GIVEN REQUEST – Take the lines from the beginning of the material through the line containing "69.5 52 69.5" and retype them exactly, leaving the pictures out.

SOURCE DATA –
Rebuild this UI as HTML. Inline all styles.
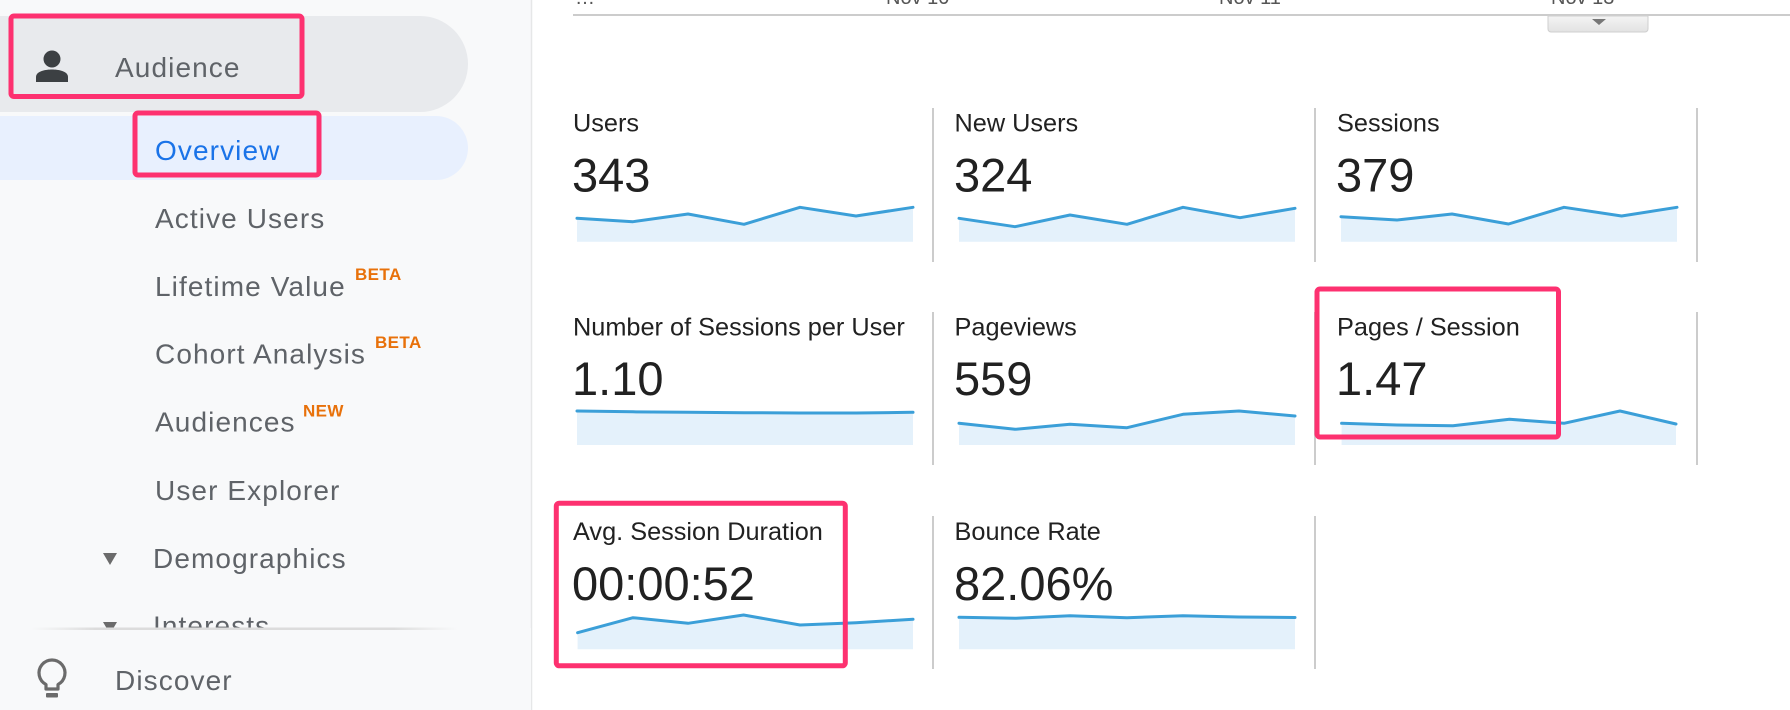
<!DOCTYPE html>
<html>
<head>
<meta charset="utf-8">
<style>
html,body{margin:0;padding:0;background:#fff;}
body{width:1790px;height:710px;overflow:hidden;}
svg{display:block;}
.side{font-family:"Liberation Sans",Arial,sans-serif;font-size:28px;letter-spacing:1.1px;fill:#5f6368;}
.badge{font-family:"Liberation Sans",Arial,sans-serif;font-size:17px;font-weight:bold;letter-spacing:0.4px;fill:#e8710a;}
.lbl{font-family:"Liberation Sans",Arial,sans-serif;font-size:25.3px;fill:#212121;}
.val{font-family:"Liberation Sans",Arial,sans-serif;font-size:47px;fill:#212121;}
.ax{font-family:"Liberation Sans",Arial,sans-serif;font-size:20px;fill:#555;}
.area{fill:#e4f1fb;stroke:none;}
.ln{fill:none;stroke:#3b9fd8;stroke-width:3;stroke-linejoin:round;stroke-linecap:round;}
.dv{stroke:#cccccc;stroke-width:2;}
.rb{fill:none;stroke:#fd3170;stroke-width:5;}
</style>
</head>
<body>
<svg width="1790" height="710" viewBox="0 0 1790 710" xmlns="http://www.w3.org/2000/svg">
  <defs>
    <linearGradient id="sh" x1="0" x2="1" y1="0" y2="0">
      <stop offset="0" stop-color="#e2e2e2" stop-opacity="0"/>
      <stop offset="0.15" stop-color="#dcdcdc" stop-opacity="1"/>
      <stop offset="0.85" stop-color="#dcdcdc" stop-opacity="1"/>
      <stop offset="1" stop-color="#e2e2e2" stop-opacity="0"/>
    </linearGradient>
    <linearGradient id="tab" x1="0" x2="0" y1="0" y2="1">
      <stop offset="0" stop-color="#f4f4f4"/>
      <stop offset="1" stop-color="#e2e2e2"/>
    </linearGradient>
  </defs>

  <!-- backgrounds -->
  <rect x="0" y="0" width="1790" height="710" fill="#ffffff"/>
  <rect x="0" y="0" width="531" height="710" fill="#f8f9fa"/>
  <line x1="531.5" y1="0" x2="531.5" y2="710" stroke="#e6e7e8" stroke-width="1.5"/>

  <!-- sidebar pills -->
  <path d="M0 16 H420 A48 48 0 0 1 420 112 H0 Z" fill="#e8eaed"/>
  <path d="M0 116 H436 A32 32 0 0 1 436 180 H0 Z" fill="#e8f0fe"/>

  <!-- person icon -->
  <circle cx="52" cy="59" r="8.5" fill="#3c4043"/>
  <path d="M36 82 V77 C36 71 46 69.5 52 69.5 C58 69.5 68 71 68 77 V82 Z" fill="#3c4043"/>

  <!-- sidebar texts -->
  <text class="side" x="115" y="77">Audience</text>
  <text class="side" x="155" y="160" style="fill:#1a73e8">Overview</text>
  <text class="side" x="155" y="228">Active Users</text>
  <text class="side" x="155" y="296">Lifetime Value</text>
  <text class="badge" x="355" y="280">BETA</text>
  <text class="side" x="155" y="363.5">Cohort Analysis</text>
  <text class="badge" x="375" y="348">BETA</text>
  <text class="side" x="155" y="431.5">Audiences</text>
  <text class="badge" x="303" y="416.5">NEW</text>
  <text class="side" x="155" y="500">User Explorer</text>
  <polygon points="103,553 117,553 110,565" fill="#6b6b6b"/>
  <text class="side" x="153" y="568">Demographics</text>
  <polygon points="103,622 117,622 110,634" fill="#6b6b6b"/>
  <text class="side" x="153" y="635.5">Interests</text>

  <!-- cover below interests -->
  <rect x="0" y="628" width="531" height="82" fill="#f8f9fa"/>
  <rect x="31" y="627.5" width="427" height="2.5" fill="url(#sh)"/>

  <!-- bulb icon -->
  <path d="M46 689 V684.5 A13 13 0 1 1 58 684.5 V689 Z" fill="none" stroke="#6b6b6b" stroke-width="3.2" stroke-linejoin="round"/>
  <rect x="46" y="693" width="12" height="4.5" rx="1" fill="#6b6b6b"/>
  <text class="side" x="115" y="690">Discover</text>

  <!-- top axis -->
  <text class="ax" x="575" y="4">…</text>
  <text class="ax" x="886" y="4">Nov 10</text>
  <text class="ax" x="1219" y="4">Nov 11</text>
  <text class="ax" x="1551" y="4">Nov 13</text>
  <line x1="573" y1="15" x2="1790" y2="15" stroke="#cccccc" stroke-width="2"/>
  <path d="M1548 16 H1648 V29 A3 3 0 0 1 1645 32 H1551 A3 3 0 0 1 1548 29 Z" fill="url(#tab)" stroke="#cfcfcf" stroke-width="1"/>
  <polygon points="1592,19 1606,19 1599,25" fill="#777"/>

  <!-- dividers -->
  <line class="dv" x1="933" y1="108" x2="933" y2="262"/>
  <line class="dv" x1="1315" y1="108" x2="1315" y2="262"/>
  <line class="dv" x1="1697" y1="108" x2="1697" y2="262"/>
  <line class="dv" x1="933" y1="312" x2="933" y2="465"/>
  <line class="dv" x1="1315" y1="312" x2="1315" y2="465"/>
  <line class="dv" x1="1697" y1="312" x2="1697" y2="465"/>
  <line class="dv" x1="933" y1="516" x2="933" y2="669"/>
  <line class="dv" x1="1315" y1="516" x2="1315" y2="669"/>

  <!-- Row 1 -->
  <text class="lbl" x="573" y="131.7">Users</text>
  <text class="val" x="572" y="191.7">343</text>
  <path class="area" d="M577 218.3 L633 221.7 L688 214 L744 224.3 L800 207.3 L856 216 L913 207.3 L913 241.7 L577 241.7 Z"/>
  <path class="ln" d="M577 218.3 L633 221.7 L688 214 L744 224.3 L800 207.3 L856 216 L913 207.3"/>

  <text class="lbl" x="954.5" y="131.7">New Users</text>
  <text class="val" x="954" y="191.7">324</text>
  <path class="area" d="M959 218.3 L1015 226.7 L1070 215 L1127 224.3 L1183 207.3 L1240 217.7 L1295 208.3 L1295 241.7 L959 241.7 Z"/>
  <path class="ln" d="M959 218.3 L1015 226.7 L1070 215 L1127 224.3 L1183 207.3 L1240 217.7 L1295 208.3"/>

  <text class="lbl" x="1337" y="131.7">Sessions</text>
  <text class="val" x="1336" y="191.7">379</text>
  <path class="area" d="M1341 216.7 L1397 220 L1452 214 L1508.5 224 L1564 207.3 L1621.6 216 L1677 207.3 L1677 241.7 L1341 241.7 Z"/>
  <path class="ln" d="M1341 216.7 L1397 220 L1452 214 L1508.5 224 L1564 207.3 L1621.6 216 L1677 207.3"/>

  <!-- Row 2 -->
  <text class="lbl" x="573" y="335.5">Number of Sessions per User</text>
  <text class="val" x="572" y="395">1.10</text>
  <path class="area" d="M577 411 L633 411.8 L688 412.3 L744 412.7 L800 413 L856 413 L913 412.3 L913 445 L577 445 Z"/>
  <path class="ln" d="M577 411 L633 411.8 L688 412.3 L744 412.7 L800 413 L856 413 L913 412.3"/>

  <text class="lbl" x="954.5" y="335.5">Pageviews</text>
  <text class="val" x="954" y="395">559</text>
  <path class="area" d="M959 423.3 L1015 429.3 L1070 424.3 L1127 427.7 L1183 414.3 L1239 411 L1295 416 L1295 445 L959 445 Z"/>
  <path class="ln" d="M959 423.3 L1015 429.3 L1070 424.3 L1127 427.7 L1183 414.3 L1239 411 L1295 416"/>

  <text class="lbl" x="1337" y="335.5">Pages / Session</text>
  <text class="val" x="1336" y="395">1.47</text>
  <path class="area" d="M1341.6 423.3 L1397 425 L1453 425.7 L1509.5 419.3 L1564 423.3 L1620 411 L1676 424 L1676 445 L1341.6 445 Z"/>
  <path class="ln" d="M1341.6 423.3 L1397 425 L1453 425.7 L1509.5 419.3 L1564 423.3 L1620 411 L1676 424"/>

  <!-- Row 3 -->
  <text class="lbl" x="573" y="540">Avg. Session Duration</text>
  <text class="val" x="572" y="600">00:00:52</text>
  <path class="area" d="M577.6 632.7 L633 617.7 L688 623.3 L743.6 615 L800 625 L856 622.7 L913 619.3 L913 649.3 L577.6 649.3 Z"/>
  <path class="ln" d="M577.6 632.7 L633 617.7 L688 623.3 L743.6 615 L800 625 L856 622.7 L913 619.3"/>

  <text class="lbl" x="954.5" y="540">Bounce Rate</text>
  <text class="val" x="954" y="600">82.06%</text>
  <path class="area" d="M959 617.3 L1015 618.3 L1070 615.7 L1127 617.7 L1183 615.7 L1239 617 L1295 617.5 L1295 649.3 L959 649.3 Z"/>
  <path class="ln" d="M959 617.3 L1015 618.3 L1070 615.7 L1127 617.7 L1183 615.7 L1239 617 L1295 617.5"/>

  <!-- red highlight boxes -->
  <rect class="rb" x="11" y="16" width="291" height="80.5" rx="3"/>
  <rect class="rb" x="135" y="113" width="184" height="62" rx="3"/>
  <rect class="rb" x="1317" y="289" width="241.5" height="148" rx="3"/>
  <rect class="rb" x="556.3" y="503.2" width="289" height="162.6" rx="3"/>
</svg>
</body>
</html>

SOLUTION FOR THIS EXERCISE –
Rebuild this UI as HTML. Inline all styles.
<!DOCTYPE html>
<html>
<head>
<meta charset="utf-8">
<style>
html,body{margin:0;padding:0;background:#fff;}
body{width:1790px;height:710px;overflow:hidden;}
svg{display:block;}
.side{font-family:"Liberation Sans",Arial,sans-serif;font-size:28px;letter-spacing:1.1px;fill:#5f6368;}
.badge{font-family:"Liberation Sans",Arial,sans-serif;font-size:17px;font-weight:bold;letter-spacing:0.4px;fill:#e8710a;}
.lbl{font-family:"Liberation Sans",Arial,sans-serif;font-size:25.3px;fill:#212121;}
.val{font-family:"Liberation Sans",Arial,sans-serif;font-size:47px;fill:#212121;}
.ax{font-family:"Liberation Sans",Arial,sans-serif;font-size:20px;fill:#555;}
.area{fill:#e4f1fb;stroke:none;}
.ln{fill:none;stroke:#3b9fd8;stroke-width:3;stroke-linejoin:round;stroke-linecap:round;}
.dv{stroke:#cccccc;stroke-width:2;}
.rb{fill:none;stroke:#fd3170;stroke-width:5;}
</style>
</head>
<body>
<svg width="1790" height="710" viewBox="0 0 1790 710" xmlns="http://www.w3.org/2000/svg">
  <defs>
    <linearGradient id="sh" x1="0" x2="1" y1="0" y2="0">
      <stop offset="0" stop-color="#e2e2e2" stop-opacity="0"/>
      <stop offset="0.15" stop-color="#dcdcdc" stop-opacity="1"/>
      <stop offset="0.85" stop-color="#dcdcdc" stop-opacity="1"/>
      <stop offset="1" stop-color="#e2e2e2" stop-opacity="0"/>
    </linearGradient>
    <linearGradient id="tab" x1="0" x2="0" y1="0" y2="1">
      <stop offset="0" stop-color="#f4f4f4"/>
      <stop offset="1" stop-color="#e2e2e2"/>
    </linearGradient>
  </defs>

  <!-- backgrounds -->
  <rect x="0" y="0" width="1790" height="710" fill="#ffffff"/>
  <rect x="0" y="0" width="531" height="710" fill="#f8f9fa"/>
  <line x1="531.5" y1="0" x2="531.5" y2="710" stroke="#e6e7e8" stroke-width="1.5"/>

  <!-- sidebar pills -->
  <path d="M0 16 H420 A48 48 0 0 1 420 112 H0 Z" fill="#e8eaed"/>
  <path d="M0 116 H436 A32 32 0 0 1 436 180 H0 Z" fill="#e8f0fe"/>

  <!-- person icon -->
  <circle cx="52" cy="59" r="8.5" fill="#3c4043"/>
  <path d="M36 82 V77 C36 71 46 69.5 52 69.5 C58 69.5 68 71 68 77 V82 Z" fill="#3c4043"/>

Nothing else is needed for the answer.